Traduit de l'italien par François-Guillaume Lorrain
Pour Naja, kuraj est un mot du passé, un de ces rares mots sauvés de l'oubli et des premières années d'une existence vécue parmi les Tuncians, ce peuple semi-nomade vivant aux confins de la Chine et de l'Union soviétique. Car Naja est allemande maintenant, malgré son nez plat, ses yeux en amande et sa longue tresse d'épais cheveux noirs. L'amitié nouée entre son père Ul'an et le lieutenant Berger pendant les heures les plus noires de la bataille de Stalingrad en a décidé ainsi, transformant une simple coïncidence - Naja et la fille des Berger sont nées le même jour - en une promesse quasi incantatoire: si les deux hommes devaient survivre, Naja serait envoyée à Cologne, pour prendre la place de la petite fille des Berger, morte en bas âge.

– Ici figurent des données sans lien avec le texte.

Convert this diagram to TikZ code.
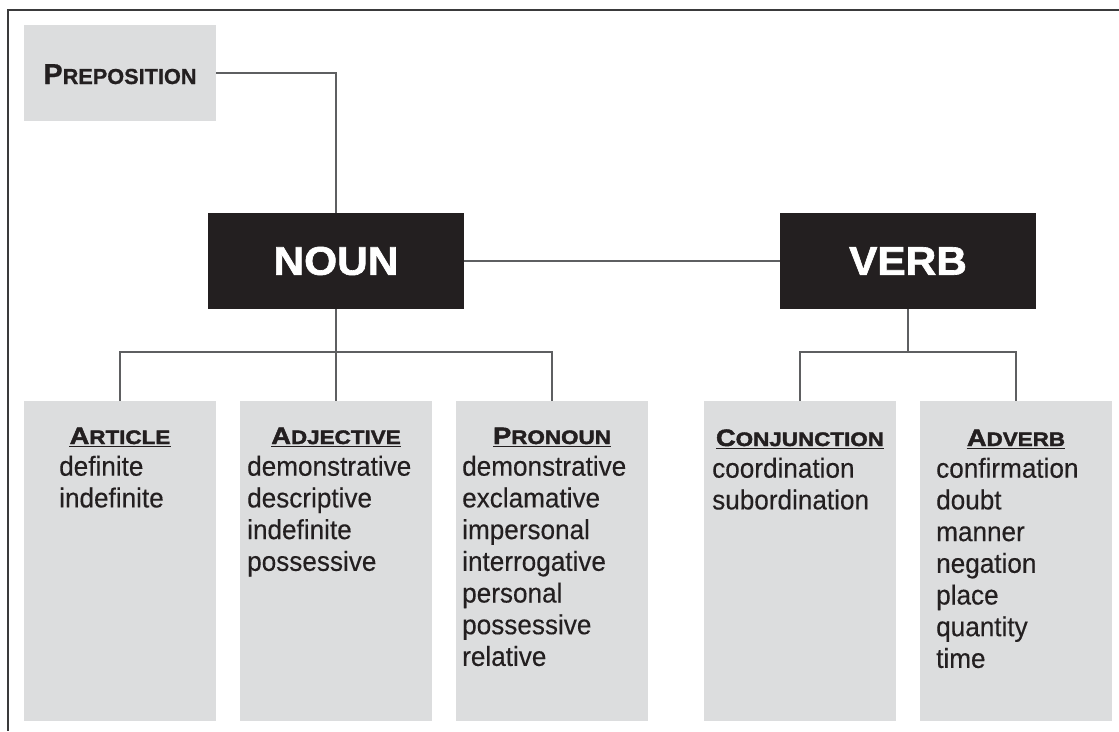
\documentclass[tikz,border=0pt]{standalone}
\usepackage{fontspec}
\setmainfont{Liberation Sans}[FakeStretch=0.95,FakeBold=0.3]
\newfontfamily\hdfont{Liberation Sans Bold}[FakeStretch=1.15,FakeBold=2]
\newfontfamily\prfont{Liberation Sans Bold}[FakeBold=0.8]
\newfontfamily\bigfont{Liberation Sans Bold}[FakeStretch=1.06,FakeBold=1.6]
\definecolor{ink}{HTML}{231F20}
\definecolor{boxgray}{HTML}{DCDDDE}
\definecolor{linegray}{HTML}{5E5F61}
\definecolor{framegray}{HTML}{3A3A3B}
\newcommand\smcap[4]{{\fontsize{#1}{#1}\selectfont #3}{\fontsize{#2}{#2}\selectfont #4}}
\newcommand\hdr[2]{\smcap{23.7}{19.5}{#1}{#2}}
\begin{document}
\begin{tikzpicture}[x=1pt,y=-1pt,
  gbox/.style={fill=boxgray, draw=none, minimum width=192pt, inner sep=0pt},
  tallbox/.style={gbox, minimum height=320pt},
  bbox/.style={fill=ink, draw=none, minimum width=256pt, minimum height=96pt, inner sep=0pt,
    text=white, font=\bigfont\fontsize{40}{40}\selectfont},
  conn/.style={draw=linegray, line width=2pt},
  hd/.style={anchor=base, inner sep=0pt, text=ink, font=\hdfont},
  uline/.style={draw=ink, line width=1.6pt},
  item/.style={anchor=base west, inner sep=0pt, text=ink, font=\fontsize{27.5}{31.7}\selectfont}
]
\useasboundingbox (0,0) rectangle (1119,731);
\fill[white] (0,0) rectangle (1119,731);
% frame
\draw[draw=framegray, line width=2pt] (1119,9.5) -- (8,9.5) -- (8,731);

% top boxes
\node[gbox, minimum height=96pt] (prep) at (120,73) {};
\node[anchor=base, inner sep=0pt, text=ink, font=\prfont] (preptext) at (120,84) {\smcap{28.8}{21.7}{P}{REPOSITION}};
\node[bbox] (noun) at (336,261) {NOUN};
\node[bbox] (verb) at (908,261) {VERB};

% category boxes
\node[tallbox] (art)  at (120,561) {};
\node[tallbox] (adj)  at (336,561) {};
\node[tallbox] (pron) at (552,561) {};
\node[tallbox] (conj) at (800,561) {};
\node[tallbox] (adv)  at (1016,561) {};

% connectors
\coordinate (nb) at (336,352);
\coordinate (vb) at (908,352);
\draw[conn] (prep.east) -| (noun.north);
\draw[conn] (noun.east) -- (verb.west);
\draw[conn] (noun.south) -- (nb);
\draw[conn] (art.north) |- (nb) -| (pron.north);
\draw[conn] (nb) -- (adj.north);
\draw[conn] (verb.south) -- (vb);
\draw[conn] (conj.north) |- (vb) -| (adv.north);

% headings
\node[hd] (hart)  at (120,444)  {\hdr{A}{RTICLE}};
\node[hd] (hadj)  at (336,444)  {\hdr{A}{DJECTIVE}};
\node[hd] (hpron) at (552,444)  {\hdr{P}{RONOUN}};
\node[hd] (hconj) at (800,446)  {\hdr{C}{ONJUNCTION}};
\node[hd] (hadv)  at (1016,446) {\hdr{A}{DVERB}};
\foreach \h in {hart,hadj,hpron,hconj,hadv}
  \draw[uline] ([yshift=-2.6pt]\h.base west) -- ([yshift=-2.6pt]\h.base east);

% items
\foreach \w [count=\i] in {definite,indefinite}
  \node[item] (art-\i) at (59,444+31.7*\i) {\w};
\foreach \w [count=\i] in {demonstrative,descriptive,indefinite,possessive}
  \node[item] (adj-\i) at (247,444+31.7*\i) {\w};
\foreach \w [count=\i] in {demonstrative,exclamative,impersonal,interrogative,personal,possessive,relative}
  \node[item] (pron-\i) at (462,444+31.7*\i) {\w};
\foreach \w [count=\i] in {coordination,subordination}
  \node[item] (conj-\i) at (712,446+31.7*\i) {\w};
\foreach \w [count=\i] in {confirmation,doubt,manner,negation,place,quantity,time}
  \node[item] (adv-\i) at (936,446+31.7*\i) {\w};
\end{tikzpicture}
\end{document}
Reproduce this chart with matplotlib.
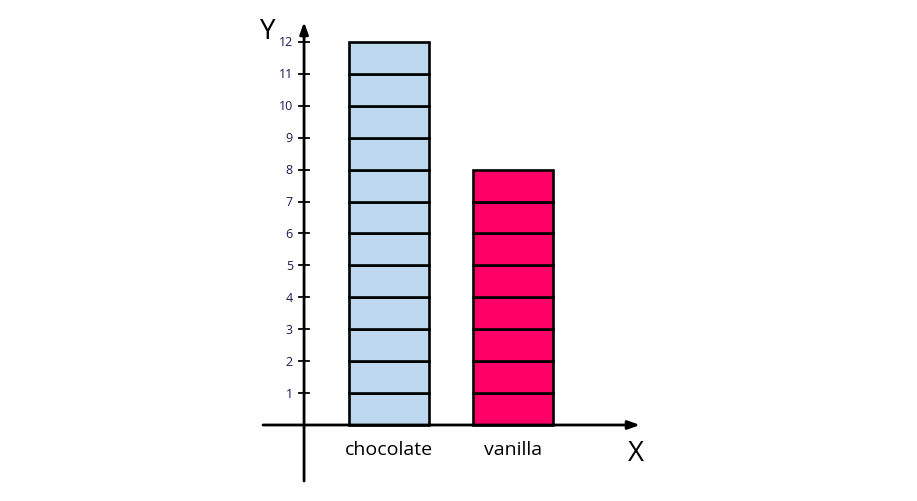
import matplotlib
matplotlib.use("Agg")
import matplotlib.pyplot as plt

categories = ["chocolate", "vanilla"]
values = [12, 8]
colors = ["#BDD7EE", "#FF0066"]
yticks = list(range(1, 13))

fig = plt.figure(figsize=(9.17, 5.02), dpi=100)
ax = fig.add_axes([0, 0, 1, 1])
ax.set_xlim(-3.137, 4.258)
ax.set_ylim(-2.381, 13.346)
ax.axis("off")

# bars made of unit blocks
for i, (v, c) in enumerate(zip(values, colors)):
    for b in range(v):
        ax.bar(i, 1, bottom=b, width=0.645, color=c, edgecolor="black", linewidth=1.9, zorder=3)
    ax.text(i, -0.74, categories[i], ha="center", va="center", fontsize=14,
            family="Open Sans", color="black")

yax_x = -0.685
# axes with arrows
ax.annotate("", xy=(2.024, 0), xytext=(-1.016, 0),
            arrowprops=dict(arrowstyle="-|>,head_length=0.7,head_width=0.25", lw=2.0, color="black",
                            shrinkA=0, shrinkB=0), zorder=4)
ax.annotate("", xy=(yax_x, 12.625), xytext=(yax_x, -1.754),
            arrowprops=dict(arrowstyle="-|>,head_length=0.7,head_width=0.25", lw=2.0, color="black",
                            shrinkA=0, shrinkB=0), zorder=4)

for t in yticks:
    ax.plot([yax_x - 0.04, yax_x + 0.04], [t, t], color="black", lw=1.3, zorder=4)
    ax.text(yax_x - 0.09, t, str(t), ha="right", va="center", fontsize=9,
            family="Open Sans", color="#1a1a50")

ax.text(-0.975, 12.35, "Y", ha="center", va="center", fontsize=20, family="Open Sans", color="black")
ax.text(1.99, -0.88, "X", ha="center", va="center", fontsize=20, family="Open Sans", color="black")

fig.savefig("out.png", dpi=100)
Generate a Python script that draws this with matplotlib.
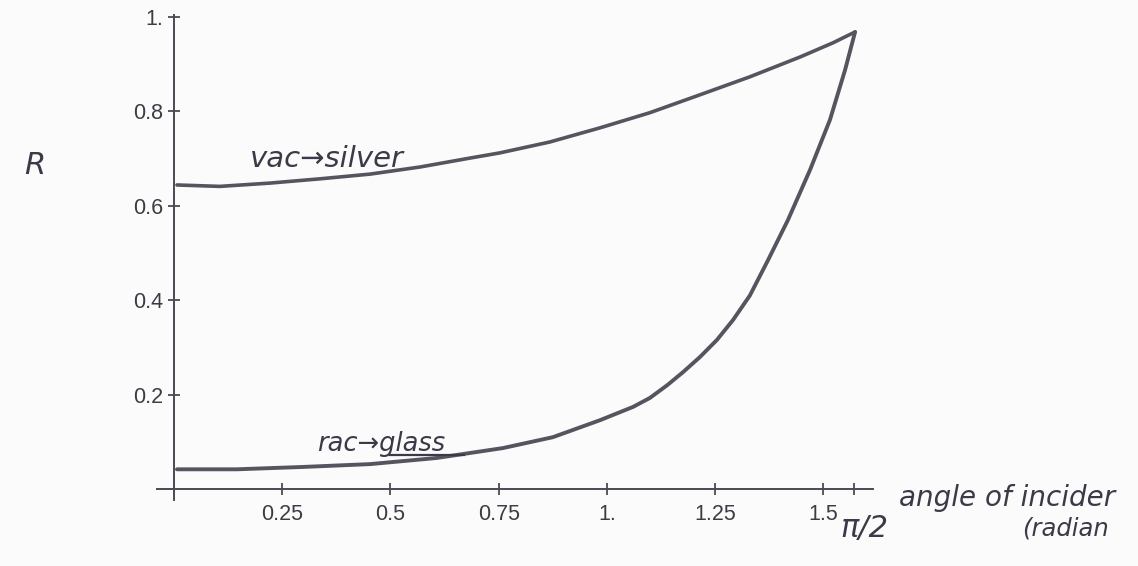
import numpy as np
import matplotlib.pyplot as plt

# values (angle in radians, reflectance R)
silver_angle = [0.007, 0.106, 0.222, 0.337, 0.453, 0.568, 0.684, 0.753, 0.868,
                0.984, 1.099, 1.215, 1.330, 1.446, 1.522, 1.573]
silver_R = [0.644, 0.641, 0.648, 0.657, 0.667, 0.682, 0.701, 0.712, 0.735,
            0.765, 0.797, 0.835, 0.873, 0.915, 0.945, 0.968]

glass_angle = [0.007, 0.145, 0.298, 0.453, 0.607, 0.760, 0.875, 0.984, 1.060,
               1.099, 1.139, 1.176, 1.215, 1.254, 1.291, 1.330, 1.372, 1.418,
               1.469, 1.515, 1.550, 1.573]
glass_R = [0.042, 0.042, 0.047, 0.053, 0.066, 0.087, 0.110, 0.146, 0.174,
           0.193, 0.220, 0.248, 0.280, 0.316, 0.358, 0.410, 0.485, 0.570,
           0.676, 0.782, 0.888, 0.968]

x_ticks = [0.25, 0.5, 0.75, 1.0, 1.25, 1.5, np.pi / 2]
x_labels = ["0.25", "0.5", "0.75", "1.", "1.25", "1.5", ""]
y_ticks = [0.2, 0.4, 0.6, 0.8, 1.0]
y_labels = ["0.2", "0.4", "0.6", "0.8", "1."]

ink = "#4a4a52"
paper = "#fbfbfb"

fig = plt.figure(figsize=(11.38, 5.66), dpi=100, facecolor=paper)
ax = fig.add_axes([0.138, 0.1166, 0.629, 0.857])
ax.set_facecolor(paper)

ax.plot(silver_angle, silver_R, color="#555560", lw=2.6,
        solid_capstyle="round", solid_joinstyle="round")
ax.plot(glass_angle, glass_R, color="#555560", lw=2.8,
        solid_capstyle="round", solid_joinstyle="round")

ax.set_xlim(-0.039, 1.614)
ax.set_ylim(-0.023, 1.004)

# axes crossing at the origin, Mathematica style
ax.spines["left"].set_position(("data", 0))
ax.spines["bottom"].set_position(("data", 0))
ax.spines["right"].set_visible(False)
ax.spines["top"].set_visible(False)
for s in ("left", "bottom"):
    ax.spines[s].set_color(ink)
    ax.spines[s].set_linewidth(1.4)

ax.set_xticks(x_ticks)
ax.set_xticklabels(x_labels)
ax.set_yticks(y_ticks)
ax.set_yticklabels(y_labels)
ax.tick_params(direction="inout", length=9, width=1.3, color=ink,
               labelcolor="#3c3c44", labelsize=15.5)
ax.tick_params(axis="x", pad=6)
ax.tick_params(axis="y", pad=3)
for lab in ax.get_xticklabels() + ax.get_yticklabels():
    lab.set_family("Liberation Sans")

# handwritten notes
hand = dict(color="#3a3a48", family="DejaVu Sans", style="italic")
ax.text(0.176, 0.70, "vac\u2192silver", fontsize=21, ha="left", va="center", **hand)
ax.text(0.33, 0.096, "rac\u2192glass", fontsize=18.5, ha="left", va="center", **hand)
ax.plot([0.50, 0.67], [0.072, 0.072], color="#3a3a48", lw=1.6)
fig.text(0.031, 0.708, "R", fontsize=22, ha="center", va="center", **hand)
fig.text(0.738, 0.066, "\u03c0/2", fontsize=22, ha="left", va="center", **hand)
fig.text(0.790, 0.121, "angle of incider", fontsize=20, ha="left", va="center", **hand)
fig.text(0.898, 0.067, "(radian", fontsize=17.5, ha="left", va="center", **hand)

fig.savefig("out.png", dpi=100, facecolor=paper)
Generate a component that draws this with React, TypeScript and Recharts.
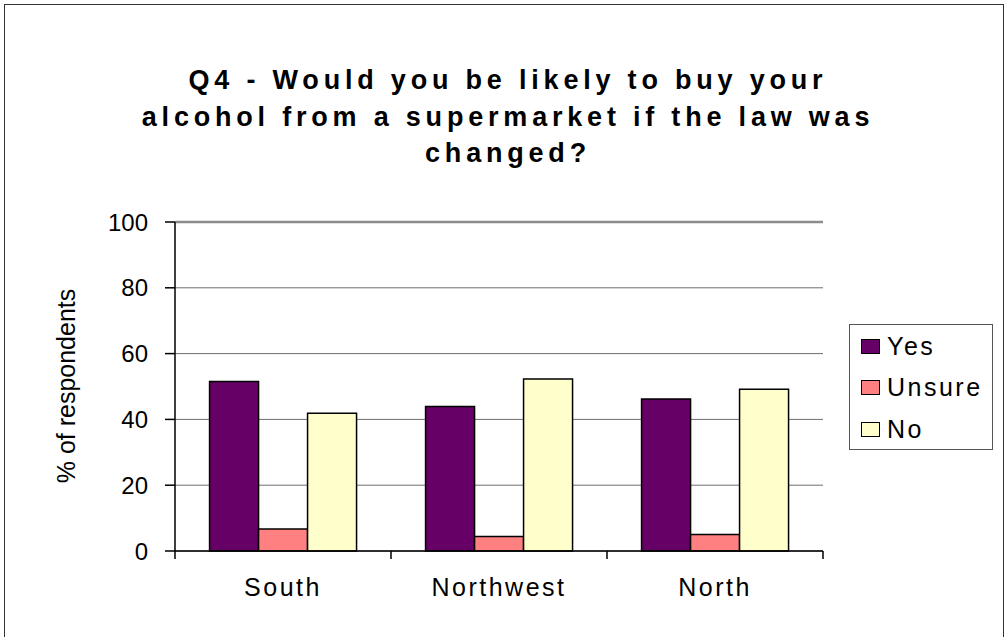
import React from 'react'
import { BarChart, Bar, XAxis, YAxis, CartesianGrid, ReferenceLine } from 'recharts'

const regions = ['South', 'Northwest', 'North']
const yesValues = [51.5, 43.9, 46.2]
const unsureValues = [6.7, 4.4, 5.0]
const noValues = [41.9, 52.3, 49.2]
const yTicks = [0, 20, 40, 60, 80, 100]

const seriesNames = ['Yes', 'Unsure', 'No']
const seriesColors = ['#660066', '#ff8080', '#ffffcc']

const titleLines = [
  'Q4 - Would you be likely to buy your',
  'alcohol from a supermarket if the law was',
  'changed?',
]

const data = regions.map((r, i) => ({
  region: r,
  Yes: yesValues[i],
  Unsure: unsureValues[i],
  No: noValues[i],
}))

const font = '"Liberation Sans", Arial, sans-serif'

function RegionTick(props: any) {
  const { x, y, payload, index, visibleTicksCount, width } = props
  const half = payload?.offset || (width && visibleTicksCount ? width / visibleTicksCount / 2 : 108)
  const isLast = index === visibleTicksCount - 1
  return (
    <g>
      <line x1={x - half} y1={y} x2={x - half} y2={y + 8} stroke="#000" strokeWidth={1.5} />
      {isLast && <line x1={x + half} y1={y} x2={x + half} y2={y + 8} stroke="#000" strokeWidth={1.5} />}
      <text
        x={x}
        y={y + 45}
        textAnchor="middle"
        fontSize={25}
        fontFamily={font}
        letterSpacing={2.5}
        fill="#000"
      >
        {payload.value}
      </text>
    </g>
  )
}

export default function App() {
  return (
    <div style={{ position: 'absolute', left: 0, top: 0, width: 1006, height: 637, overflow: 'hidden', background: '#fff', fontFamily: font }}>
      {/* chart frame */}
      <div style={{ position: 'absolute', left: 4, top: 4, width: 998, height: 660, border: '1.5px solid #333' }} />

      <div style={{ position: 'absolute', left: 0, top: 62, width: 1016, textAlign: 'center', fontWeight: 'bold', fontSize: 27, lineHeight: '36.5px', letterSpacing: 4.8, color: '#000' }}>
        {titleLines.map((l) => (
          <div key={l}>{l}</div>
        ))}
      </div>

      <div style={{ position: 'absolute', left: 66, top: 386, transform: 'translate(-50%, -50%) rotate(-90deg)', fontSize: 25, whiteSpace: 'nowrap', color: '#000' }}>
        % of respondents
      </div>

      <BarChart
        width={1006}
        height={637}
        data={data}
        margin={{ top: 222, right: 183, bottom: 46, left: 115 }}
        barCategoryGap="16%"
        barGap={0}
        style={{ position: 'absolute', left: 0, top: 0 }}
      >
        <CartesianGrid vertical={false} stroke="#6e6e6e" strokeWidth={1} />
        <XAxis
          dataKey="region"
          tickLine={false}
          tickSize={0}
          tickMargin={0}
          axisLine={{ stroke: '#000', strokeWidth: 1.5 }}
          height={40}
          tick={<RegionTick />}
          interval={0}
        />
        <YAxis
          domain={[0, 100]}
          ticks={yTicks}
          width={60}
          tickSize={10}
          tickMargin={17}
          axisLine={{ stroke: '#000', strokeWidth: 1.5 }}
          tickLine={{ stroke: '#000', strokeWidth: 1.5 }}
          tick={{ fontSize: 24, fill: '#000', fontFamily: font }}
        />
        <YAxis
          yAxisId="frame"
          orientation="right"
          domain={[0, 100]}
          width={0}
          tick={false}
          tickLine={false}
          axisLine={{ stroke: '#8c8c8c', strokeWidth: 2.5 }}
        />
        <ReferenceLine y={100} stroke="#8c8c8c" strokeWidth={2.5} />
        {seriesNames.map((name, i) => (
          <Bar key={name} dataKey={name} fill={seriesColors[i]} stroke="#000" strokeWidth={1.5} isAnimationActive={false} />
        ))}
      </BarChart>

      <div style={{ position: 'absolute', left: 849, top: 324, width: 142, height: 124, border: '1.5px solid #555', background: '#fff' }}>
        {seriesNames.map((name, i) => (
          <div key={name} style={{ position: 'absolute', left: 11, top: 7 + i * 41.5, height: 28, display: 'flex', alignItems: 'center' }}>
            <div style={{ width: 17, height: 13, background: seriesColors[i], border: '1.5px solid #000' }} />
            <span style={{ marginLeft: 7, fontSize: 25, letterSpacing: 2.5, color: '#000' }}>{name}</span>
          </div>
        ))}
      </div>
    </div>
  )
}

Berger et Ul'an réchappent de l'enfer, mais Ul'an ne survit pas à ses blessures. Son clan tient néanmoins à honorer sa parole. Naja part donc pour l'Allemagne, et tels les kuraj, ces buissons qui roulent au gré du vent dans les vastes steppes d'Asie centrale, elle est emportée vers un autre destin, un autre pays, où elle devra trouver son chemin entre le désir de faire oublier sa différence et la volonté de rester fidèle à des traditions ancestrales.